The Three Basic Components Used in Modeling
The equivalent circuit model represents non-electrical properties using three primary passive electrical components: resistance, capacitance, and inductance. Each component serves as an analogy for a fundamental physical characteristic that governs how energy is managed within a system.
Resistance models the process of energy dissipation, often manifesting as friction or loss in a physical system. In a thermal system, resistance can represent the material’s opposition to heat flow, or in a fluid system, it can model the drag encountered by a moving component. This component quantifies how much energy is permanently converted into an unusable form, such as heat, as current attempts to flow through the modeled system.
Capacitance is used to model the ability of a system to store potential energy. In mechanical systems, this storage is analogous to the compliance of a spring, which stores energy when compressed or stretched. For chemical or thermal systems, capacitance can represent thermal mass, where a material can absorb and hold a quantity of heat, or the ability of a material to hold a charge or concentration gradient.
Inductance in a model represents the concept of inertia or momentum, which is the tendency of a system to resist a change in its state of motion or flow. A mechanical mass resists acceleration, and in the electrical analogy, the inductor resists a change in current flow.
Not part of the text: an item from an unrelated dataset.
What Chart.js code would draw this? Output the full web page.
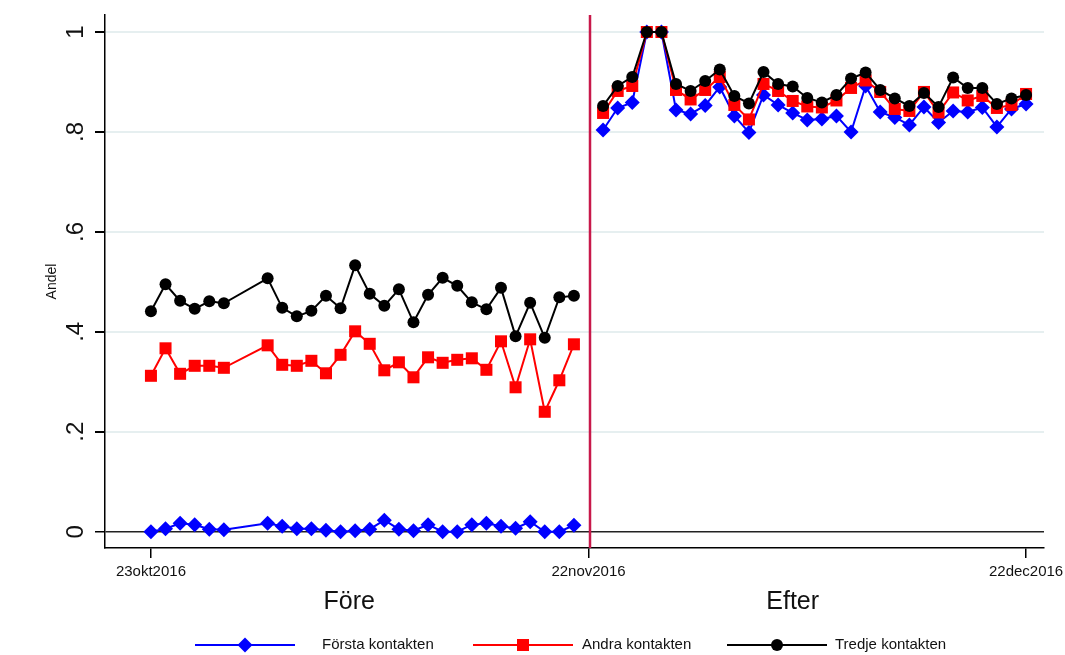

This component is used to model the momentum of a fluid in a pipe or the rotational inertia of a motor’s flywheel.
Real-World Applications of Equivalent Circuits
Equivalent circuit models have become an industry standard across numerous modern technologies, demonstrating their versatility beyond traditional electrical engineering. In the realm of electric vehicles and consumer electronics, these models are deeply embedded in Battery Management Systems. A lithium-ion battery is modeled using a combination of resistors and capacitors to represent its internal resistance and the dynamic voltage response during charging and discharging.
This battery modeling allows engineers to estimate the battery’s State of Charge and State of Health in real-time, which is essential for ensuring reliable and safe operation. By accurately simulating how the battery’s performance degrades over time and temperature, the model facilitates the design of optimized charging protocols that extend the battery’s operational lifespan.
Equivalent circuits are also instrumental in modeling the transmission of sound and mechanical vibrations. For example, in acoustics, air volumes are modeled as capacitors, narrow channels as resistors, and the mass of air as inductors. This acoustic analogy allows engineers to design noise cancellation systems or speaker enclosures by analyzing sound wave propagation using standard circuit simulation software. The vibration of a mechanical structure, such as a bridge or a car chassis, can be modeled similarly to predict resonance and fatigue.